Resuspension threshold of a granular bed by localized heating
Cyprien Morize, Eric Herbert, Alban Sauret

TL;DR
This study experimentally examines how localized heating can induce fluidization and resuspension of granular beds, revealing threshold conditions based on temperature, bed thickness, and buoyancy effects, relevant for industrial and environmental processes.
Contribution
It introduces a new experimental approach to determine the resuspension threshold of granular beds caused by localized heating, highlighting the roles of thermal conductivity and buoyancy parameters.
Findings
Resuspension occurs beyond a specific threshold temperature.
Threshold depends on bed thickness and buoyancy number.
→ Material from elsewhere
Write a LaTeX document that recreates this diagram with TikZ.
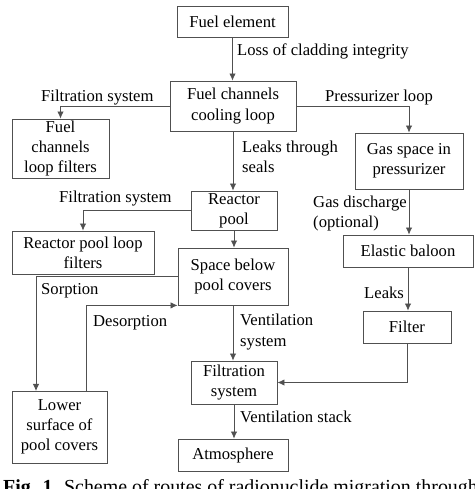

Fluidization results in particle-laden plumes transport.
Abstract
The resuspension and dispersion of particles occur in industrial fluid dynamic processes as well as environmental and geophysical situations. In this paper, we experimentally investigate the ability to fluidize a granular bed with a vertical gradient of temperature. Using laboratory experiments with a localized heat source, we observe a large entrainment of particles into the fluid volume beyond a threshold temperature. The buoyancy-driven fluidized bed then leads to the transport of solid particles through the generation of particle-laden plumes. We show that the destabilization process is driven by the thermal conductivity inside the granular bed and demonstrate that the threshold temperature depends on the thickness of the granular bed and the buoyancy number, i.e., the ratio of the stabilizing density contrast to the destabilizing thermal density contrast.